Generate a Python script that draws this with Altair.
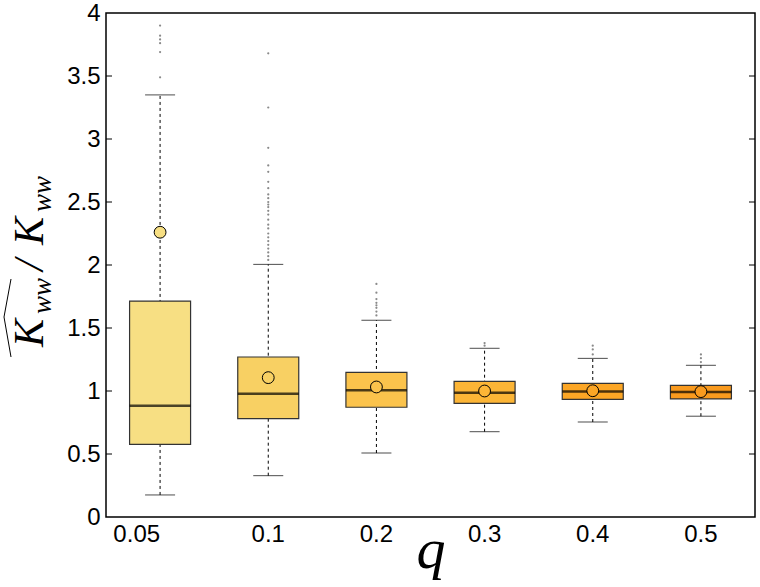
import altair as alt
import pandas as pd

# ---- data ----
q_labels = ["0.05", "0.1", "0.2", "0.3", "0.4", "0.5"]
lower_whisker = [0.175, 0.328, 0.508, 0.677, 0.754, 0.800]
q1 = [0.577, 0.780, 0.871, 0.902, 0.934, 0.937]
median = [0.883, 0.979, 1.005, 0.987, 0.997, 0.992]
q3 = [1.714, 1.270, 1.148, 1.077, 1.061, 1.045]
upper_whisker = [3.350, 2.005, 1.561, 1.339, 1.259, 1.204]
mean = [2.26, 1.106, 1.032, 1.000, 1.002, 0.995]
box_colors = ["#f7df83", "#f8d063", "#fbc34c", "#fcb536", "#fca625", "#f99a1e"]

outliers = {
    "0.05": [3.49, 3.69, 3.76, 3.79, 3.82, 3.90],
    "0.1": [2.04, 2.07, 2.10, 2.13, 2.16, 2.19, 2.22, 2.25, 2.29, 2.32, 2.36,
            2.40, 2.43, 2.46, 2.48, 2.50, 2.53, 2.56, 2.61, 2.66, 2.74, 2.79,
            2.93, 3.25, 3.68],
    "0.2": [1.60, 1.63, 1.66, 1.68, 1.70, 1.73, 1.78, 1.85],
    "0.3": [1.36, 1.38],
    "0.4": [1.29, 1.33, 1.36],
    "0.5": [1.23, 1.26, 1.29],
}
y_ticks = [0.5, 1.0, 1.5, 2.0, 2.5, 3.0, 3.5]

stats = pd.DataFrame({
    "q": q_labels, "lo": lower_whisker, "q1": q1, "med": median,
    "q3": q3, "hi": upper_whisker, "mean": mean, "color": box_colors,
})
out_df = pd.DataFrame(
    [{"q": k, "v": v} for k, vals in outliers.items() for v in vals]
)
tick_df = pd.DataFrame({"t": y_ticks})
one = pd.DataFrame({"a": [0]})

W, H = 649, 504

x_enc = alt.X(
    "q:N", sort=q_labels,
    scale=alt.Scale(paddingInner=0, paddingOuter=0),
    axis=alt.Axis(
        title="q", labelFont="Liberation Sans", labelFontSize=24,
        labelColor="black", labelPadding=5, ticks=False, domain=False,
        labelAngle=0,
        labelAlign={"condition": {"test": "datum.label == '0.05'", "value": "right"},
                    "value": "center"},
        titleFont="Liberation Serif", titleFontStyle="italic",
        titleFontWeight="normal", titleFontSize=58, titleColor="black",
        titleBaseline="alphabetic", titleY=50,
    ),
)
y_scale = alt.Scale(domain=[0, 4], nice=False, zero=False)
y_axis = alt.Axis(
    title=None, values=[0, 0.5, 1, 1.5, 2, 2.5, 3, 3.5, 4], format="~g",
    labelFont="Liberation Sans", labelFontSize=24, labelColor="black",
    labelPadding=6, ticks=False, domain=False, grid=False, labelFlush=False,
    labelOverlap=False,
)

base = alt.Chart(stats)

whisk = base.mark_rule(color="black", strokeWidth=1, strokeDash=[3, 3]).encode(
    x=x_enc, y=alt.Y("lo:Q", scale=y_scale, axis=y_axis), y2="hi:Q"
)
caps_hi = base.mark_tick(size=30, thickness=1, color="black").encode(
    x=alt.X("q:N", sort=q_labels), y="hi:Q"
)
caps_lo = base.mark_tick(size=30, thickness=1, color="black").encode(
    x=alt.X("q:N", sort=q_labels), y="lo:Q"
)
boxes = base.mark_bar(size=61, stroke="#333333", strokeWidth=1.2).encode(
    x=alt.X("q:N", sort=q_labels), y="q1:Q", y2="q3:Q",
    color=alt.Color("color:N", scale=None),
)
med = base.mark_tick(size=61, thickness=2.5, color="black").encode(
    x=alt.X("q:N", sort=q_labels), y="med:Q"
)
means = base.mark_circle(size=140, stroke="black", strokeWidth=1, opacity=1).encode(
    x=alt.X("q:N", sort=q_labels), y="mean:Q",
    color=alt.Color("color:N", scale=None),
)
outs = alt.Chart(out_df).mark_circle(size=5, color="#8a8a8a", opacity=1).encode(
    x=alt.X("q:N", sort=q_labels), y="v:Q"
)
ticks_l = alt.Chart(tick_df).mark_rule(color="black", strokeWidth=1).encode(
    y="t:Q", x=alt.value(0), x2=alt.value(6)
)
ticks_r = alt.Chart(tick_df).mark_rule(color="black", strokeWidth=1).encode(
    y="t:Q", x=alt.value(W - 6), x2=alt.value(W)
)

# y-axis title: hat(K_ww) / K_ww, composed from rotated text pieces
def txt(s, size, x, y):
    return alt.Chart(one).mark_text(
        text=s, angle=270, font="Liberation Serif", fontStyle="italic",
        fontSize=size, align="center", baseline="alphabetic", color="black",
    ).encode(x=alt.value(x), y=alt.value(y))

title_parts = [
    txt("K", 42, -63, 320),
    txt("ww", 27, -55, 283),
    txt("/", 42, -63, 252),
    txt("K", 42, -63, 218),
    txt("ww", 27, -55, 181),
]
hat1 = alt.Chart(one).mark_rule(color="black", strokeWidth=1).encode(
    x=alt.value(-95), y=alt.value(266), x2=alt.value(-102), y2=alt.value(304)
)
hat2 = alt.Chart(one).mark_rule(color="black", strokeWidth=1).encode(
    x=alt.value(-102), y=alt.value(304), x2=alt.value(-95), y2=alt.value(344)
)

chart = alt.layer(
    whisk, caps_hi, caps_lo, boxes, med, means, outs, ticks_l, ticks_r,
    *title_parts, hat1, hat2,
).properties(
    width=W, height=H,
    autosize=alt.AutoSizeParams(type="none"),
    padding={"left": 106, "top": 13, "right": 5, "bottom": 70},
    background="white",
).configure_view(stroke="black", strokeWidth=1.5)

chart.save("out.html", embed_options={"renderer": "svg", "actions": False})
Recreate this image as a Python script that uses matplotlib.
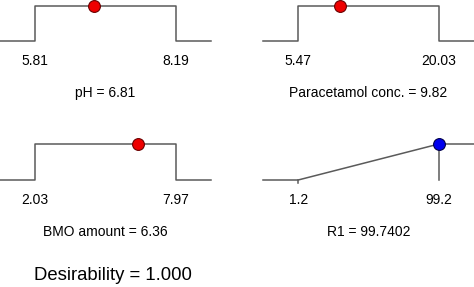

■ ■ ■ ■ ■ ■ ■

Of the lines in this listing, report how many contain the string "Python", and give the number only.

2